The court first established that a valid contract existed between Penthouse and TEC, as evidenced by the licensing agreement signed on February 6, 2003, and its subsequent amendments. The agreement clearly outlined the obligations of TEC, specifically the requirement to pay Penthouse $12,500 monthly for the use of its name and trademarks. Penthouse provided sufficient documentation, including the initial agreement and amendments, to demonstrate that the contract was in effect and that TEC was obligated to make periodic payments. The court noted that the agreement was extended until June 30, 2018, thereby reaffirming the contractual obligations that TEC had to fulfill. Thus, the court concluded that the existence of a binding contract was established satisfactorily.

Performance and Breach

The court further analyzed whether Penthouse had fulfilled its obligations under the contract, finding that Penthouse had indeed performed its duties as stipulated in the agreement. It demonstrated that it granted TEC the rights to use its trademarks for adult entertainment and had sent invoices for the required payments. In contrast, TEC admitted to ceasing its payments as of March 17, 2016, which constituted a clear breach of the contract terms. The court emphasized that TEC's failure to make these payments resulted in significant damages owed to Penthouse, totaling $540,441.50. This breach substantiated Penthouse's claim for damages due to the non-payment of fees owed under the licensing agreement.

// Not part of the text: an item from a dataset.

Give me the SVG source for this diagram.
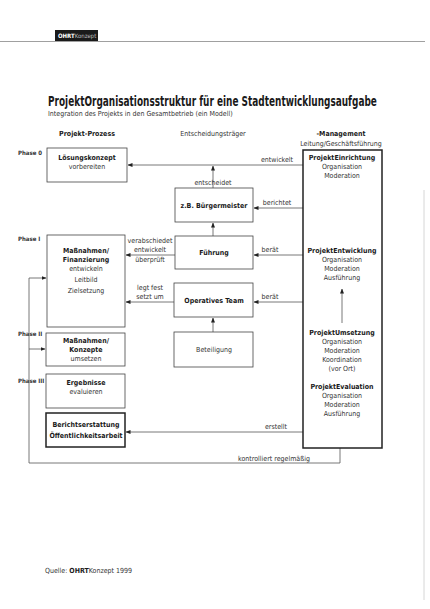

Counterclaims and Admissions

In addressing TEC's counterclaims, the court highlighted inconsistencies in TEC's arguments regarding Penthouse's alleged breach of contract. Although TEC claimed that it had the right to terminate the agreement due to Penthouse's breach, the managing member of TEC testified that he did not actually believe Penthouse was in breach. This admission weakened TEC's position and raised questions about the legitimacy of its claims. Furthermore, the court pointed out that TEC failed to produce any documentation supporting its allegations of breach by Penthouse, nor did it offer a reasonable explanation for the delay in asserting these claims. Therefore, the court found TEC's defenses unconvincing and ruled against its counterclaims.

Account Stated

The court also evaluated whether Penthouse had established an account stated, which requires an agreement between parties about the correctness of an account. Penthouse presented evidence showing that it routinely invoiced TEC for the licensing fees, and TEC made several payments without objection. The court noted that the most recent invoice indicated a substantial amount owed, which TEC acknowledged it planned to pay before attempting to terminate the agreement. Given these circumstances, the court determined that Penthouse had established its prima facie entitlement to judgment on the account stated claim, as TEC's failure to object to the invoices further supported this claim.

Trademark Infringement

Lastly, the court assessed the claim of trademark infringement, which required Penthouse to show it possessed a valid mark and that TEC's use of the mark was likely to cause confusion. The court found that Penthouse's trademarks were valid and entitled to protection under the law. Despite TEC's contention that it had ceased using the Penthouse name by June 8, 2016, the evidence demonstrated that TEC continued to utilize the Penthouse name in its online presence, specifically in the source code of its websites. This ongoing use created a likelihood of confusion among consumers, thereby supporting Penthouse's claim of trademark infringement. As a result, the court ruled in favor of Penthouse on this claim as well.